What to produce >> Copy exactly, and only, the lines between the line holding "Output the web" and the line holding "const data = categories.map((c, i)", inclusive; skip the pictures.

Material for this exercise >>
════════════════
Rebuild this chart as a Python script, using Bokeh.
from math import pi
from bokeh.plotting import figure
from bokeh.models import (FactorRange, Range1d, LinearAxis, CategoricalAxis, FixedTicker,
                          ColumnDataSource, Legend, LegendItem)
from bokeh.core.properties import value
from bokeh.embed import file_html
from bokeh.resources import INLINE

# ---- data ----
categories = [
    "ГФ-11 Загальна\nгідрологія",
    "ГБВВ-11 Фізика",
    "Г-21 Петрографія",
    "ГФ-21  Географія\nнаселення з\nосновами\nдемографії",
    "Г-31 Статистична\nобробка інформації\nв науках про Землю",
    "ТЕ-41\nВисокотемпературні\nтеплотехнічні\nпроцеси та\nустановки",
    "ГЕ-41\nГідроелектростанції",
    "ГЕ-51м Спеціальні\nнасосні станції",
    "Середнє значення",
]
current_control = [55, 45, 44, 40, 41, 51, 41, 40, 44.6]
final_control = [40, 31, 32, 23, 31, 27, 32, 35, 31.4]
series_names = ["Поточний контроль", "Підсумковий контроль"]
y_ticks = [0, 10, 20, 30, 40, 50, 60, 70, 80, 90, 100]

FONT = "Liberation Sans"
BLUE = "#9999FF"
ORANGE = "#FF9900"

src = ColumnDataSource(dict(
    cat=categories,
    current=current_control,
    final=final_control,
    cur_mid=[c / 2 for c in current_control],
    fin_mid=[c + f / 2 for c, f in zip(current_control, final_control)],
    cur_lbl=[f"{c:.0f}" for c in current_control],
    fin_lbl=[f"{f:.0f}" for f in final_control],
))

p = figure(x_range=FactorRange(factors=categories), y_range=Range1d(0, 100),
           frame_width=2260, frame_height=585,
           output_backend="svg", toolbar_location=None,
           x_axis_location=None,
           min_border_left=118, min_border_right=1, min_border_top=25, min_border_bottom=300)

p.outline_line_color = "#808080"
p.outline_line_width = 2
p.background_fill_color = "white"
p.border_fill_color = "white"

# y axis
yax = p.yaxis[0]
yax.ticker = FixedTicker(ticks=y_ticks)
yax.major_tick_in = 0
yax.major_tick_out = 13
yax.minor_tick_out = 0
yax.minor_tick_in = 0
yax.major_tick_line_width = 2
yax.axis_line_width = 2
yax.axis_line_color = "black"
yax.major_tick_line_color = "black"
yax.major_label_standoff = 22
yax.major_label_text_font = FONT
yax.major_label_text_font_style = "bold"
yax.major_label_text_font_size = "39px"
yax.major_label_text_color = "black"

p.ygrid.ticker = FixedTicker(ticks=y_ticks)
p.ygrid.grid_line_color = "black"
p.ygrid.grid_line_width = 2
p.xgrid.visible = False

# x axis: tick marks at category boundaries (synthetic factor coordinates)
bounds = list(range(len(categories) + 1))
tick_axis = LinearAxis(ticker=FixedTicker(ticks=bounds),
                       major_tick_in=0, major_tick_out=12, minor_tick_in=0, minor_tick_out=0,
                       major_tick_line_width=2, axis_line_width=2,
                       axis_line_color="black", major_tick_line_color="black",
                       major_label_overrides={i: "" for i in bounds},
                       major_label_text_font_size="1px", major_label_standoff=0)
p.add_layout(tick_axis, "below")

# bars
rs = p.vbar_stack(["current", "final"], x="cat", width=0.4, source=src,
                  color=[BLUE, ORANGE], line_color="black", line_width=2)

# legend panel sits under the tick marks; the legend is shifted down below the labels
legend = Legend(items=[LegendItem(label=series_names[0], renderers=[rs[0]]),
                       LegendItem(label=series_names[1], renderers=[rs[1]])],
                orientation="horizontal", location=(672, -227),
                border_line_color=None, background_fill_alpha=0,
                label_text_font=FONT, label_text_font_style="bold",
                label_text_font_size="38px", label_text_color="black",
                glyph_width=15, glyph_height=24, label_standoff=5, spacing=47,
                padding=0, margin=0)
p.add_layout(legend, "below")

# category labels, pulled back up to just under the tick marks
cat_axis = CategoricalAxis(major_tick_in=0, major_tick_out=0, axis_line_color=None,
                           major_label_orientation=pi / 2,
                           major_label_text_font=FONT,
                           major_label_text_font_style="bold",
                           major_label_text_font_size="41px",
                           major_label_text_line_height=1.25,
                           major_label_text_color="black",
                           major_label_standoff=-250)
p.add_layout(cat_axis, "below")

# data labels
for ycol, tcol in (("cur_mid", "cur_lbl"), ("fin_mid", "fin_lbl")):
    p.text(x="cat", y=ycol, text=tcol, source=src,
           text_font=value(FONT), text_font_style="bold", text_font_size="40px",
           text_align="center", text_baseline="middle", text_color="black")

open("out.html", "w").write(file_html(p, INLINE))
════════════════
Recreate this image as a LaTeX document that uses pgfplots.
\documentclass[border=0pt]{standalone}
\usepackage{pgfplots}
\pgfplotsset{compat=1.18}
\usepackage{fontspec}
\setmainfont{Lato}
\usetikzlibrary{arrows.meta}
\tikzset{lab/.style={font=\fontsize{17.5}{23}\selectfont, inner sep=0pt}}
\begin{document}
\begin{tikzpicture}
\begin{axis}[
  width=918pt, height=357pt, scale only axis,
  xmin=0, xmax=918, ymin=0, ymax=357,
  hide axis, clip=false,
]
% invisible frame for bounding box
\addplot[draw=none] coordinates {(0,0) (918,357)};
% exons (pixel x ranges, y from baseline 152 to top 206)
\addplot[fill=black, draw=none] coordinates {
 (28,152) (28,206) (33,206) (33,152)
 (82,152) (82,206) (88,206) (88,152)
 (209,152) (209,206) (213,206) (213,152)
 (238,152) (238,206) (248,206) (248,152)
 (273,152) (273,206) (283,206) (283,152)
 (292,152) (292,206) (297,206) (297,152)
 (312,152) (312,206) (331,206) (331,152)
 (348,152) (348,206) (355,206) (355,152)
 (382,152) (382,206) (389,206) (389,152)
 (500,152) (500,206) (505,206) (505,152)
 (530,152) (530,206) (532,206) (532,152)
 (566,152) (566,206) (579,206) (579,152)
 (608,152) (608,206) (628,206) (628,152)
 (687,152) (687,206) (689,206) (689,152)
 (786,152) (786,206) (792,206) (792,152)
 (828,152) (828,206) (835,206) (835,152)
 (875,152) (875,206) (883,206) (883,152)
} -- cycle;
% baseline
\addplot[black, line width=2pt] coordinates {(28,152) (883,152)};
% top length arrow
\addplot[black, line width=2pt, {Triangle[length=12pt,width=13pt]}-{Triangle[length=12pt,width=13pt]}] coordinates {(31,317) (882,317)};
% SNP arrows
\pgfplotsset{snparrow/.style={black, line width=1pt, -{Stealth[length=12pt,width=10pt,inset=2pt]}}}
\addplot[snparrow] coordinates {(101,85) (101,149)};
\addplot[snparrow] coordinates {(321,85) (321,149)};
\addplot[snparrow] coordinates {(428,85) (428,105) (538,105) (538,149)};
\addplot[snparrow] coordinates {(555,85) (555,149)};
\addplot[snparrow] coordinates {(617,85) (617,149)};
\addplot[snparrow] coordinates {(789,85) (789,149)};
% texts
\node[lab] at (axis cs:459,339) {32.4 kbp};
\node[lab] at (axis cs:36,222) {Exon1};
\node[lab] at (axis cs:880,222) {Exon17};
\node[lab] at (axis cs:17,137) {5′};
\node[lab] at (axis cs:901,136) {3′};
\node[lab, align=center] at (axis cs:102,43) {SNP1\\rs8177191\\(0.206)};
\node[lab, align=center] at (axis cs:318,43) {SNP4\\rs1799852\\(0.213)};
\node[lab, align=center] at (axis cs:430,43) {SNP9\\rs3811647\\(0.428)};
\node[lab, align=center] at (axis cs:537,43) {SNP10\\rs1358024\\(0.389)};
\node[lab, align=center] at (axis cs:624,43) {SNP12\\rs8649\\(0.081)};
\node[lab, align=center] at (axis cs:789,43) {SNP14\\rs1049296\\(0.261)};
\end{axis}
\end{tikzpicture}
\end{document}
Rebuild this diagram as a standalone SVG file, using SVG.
════════════════
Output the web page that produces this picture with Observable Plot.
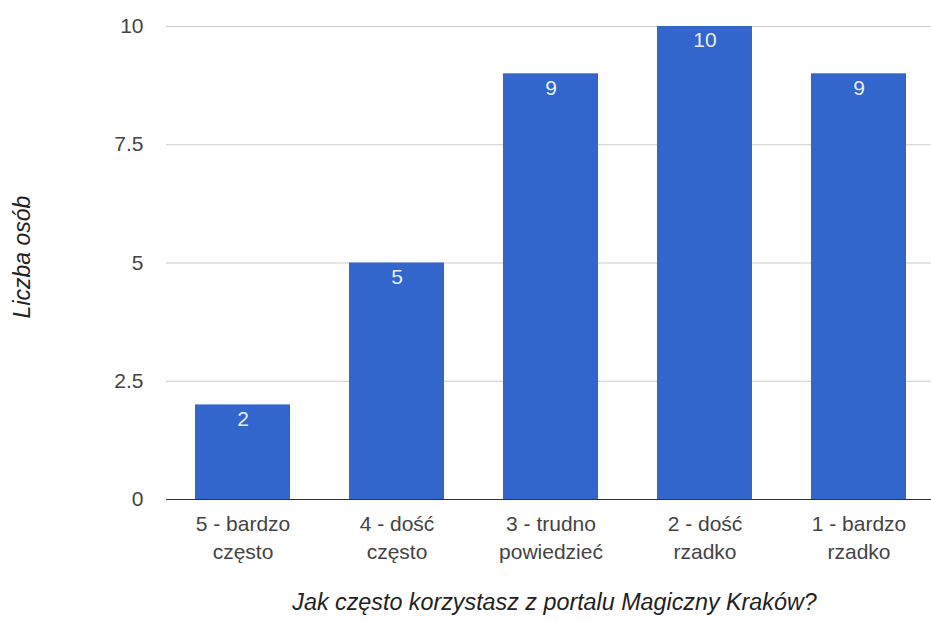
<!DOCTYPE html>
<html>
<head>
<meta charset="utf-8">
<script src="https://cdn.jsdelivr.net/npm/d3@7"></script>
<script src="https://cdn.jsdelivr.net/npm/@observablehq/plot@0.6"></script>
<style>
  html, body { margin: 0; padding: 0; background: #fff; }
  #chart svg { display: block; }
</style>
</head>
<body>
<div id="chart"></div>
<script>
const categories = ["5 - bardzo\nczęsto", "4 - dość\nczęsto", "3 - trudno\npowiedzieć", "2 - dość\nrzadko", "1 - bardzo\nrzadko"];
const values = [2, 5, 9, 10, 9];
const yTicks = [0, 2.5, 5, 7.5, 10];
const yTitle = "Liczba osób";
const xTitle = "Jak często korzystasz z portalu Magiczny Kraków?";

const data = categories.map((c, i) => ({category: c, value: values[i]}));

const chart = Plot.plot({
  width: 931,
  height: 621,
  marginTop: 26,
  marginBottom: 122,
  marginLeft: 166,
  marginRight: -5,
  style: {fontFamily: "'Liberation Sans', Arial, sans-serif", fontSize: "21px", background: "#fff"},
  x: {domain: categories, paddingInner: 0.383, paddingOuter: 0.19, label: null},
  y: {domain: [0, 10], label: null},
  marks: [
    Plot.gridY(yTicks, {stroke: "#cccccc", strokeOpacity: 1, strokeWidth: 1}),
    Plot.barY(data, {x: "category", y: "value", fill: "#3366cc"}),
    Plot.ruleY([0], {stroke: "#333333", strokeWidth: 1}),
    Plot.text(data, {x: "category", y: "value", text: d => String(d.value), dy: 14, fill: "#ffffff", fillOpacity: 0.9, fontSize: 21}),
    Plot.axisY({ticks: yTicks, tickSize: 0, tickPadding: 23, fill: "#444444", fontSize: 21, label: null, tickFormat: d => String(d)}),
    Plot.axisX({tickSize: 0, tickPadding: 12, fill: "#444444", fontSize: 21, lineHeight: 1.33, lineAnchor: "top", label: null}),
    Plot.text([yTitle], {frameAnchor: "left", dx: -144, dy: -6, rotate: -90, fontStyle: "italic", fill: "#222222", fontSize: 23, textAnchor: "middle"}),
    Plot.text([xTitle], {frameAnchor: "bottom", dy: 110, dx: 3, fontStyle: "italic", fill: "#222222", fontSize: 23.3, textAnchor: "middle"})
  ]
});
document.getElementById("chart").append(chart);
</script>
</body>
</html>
════════════════
Reply >>
Output the web page that produces this picture with Observable Plot.
<!DOCTYPE html>
<html>
<head>
<meta charset="utf-8">
<script src="https://cdn.jsdelivr.net/npm/d3@7"></script>
<script src="https://cdn.jsdelivr.net/npm/@observablehq/plot@0.6"></script>
<style>
  html, body { margin: 0; padding: 0; background: #fff; }
  #chart svg { display: block; }
</style>
</head>
<body>
<div id="chart"></div>
<script>
const categories = ["5 - bardzo\nczęsto", "4 - dość\nczęsto", "3 - trudno\npowiedzieć", "2 - dość\nrzadko", "1 - bardzo\nrzadko"];
const values = [2, 5, 9, 10, 9];
const yTicks = [0, 2.5, 5, 7.5, 10];
const yTitle = "Liczba osób";
const xTitle = "Jak często korzystasz z portalu Magiczny Kraków?";

const data = categories.map((c, i) => ({category: c, value: values[i]}));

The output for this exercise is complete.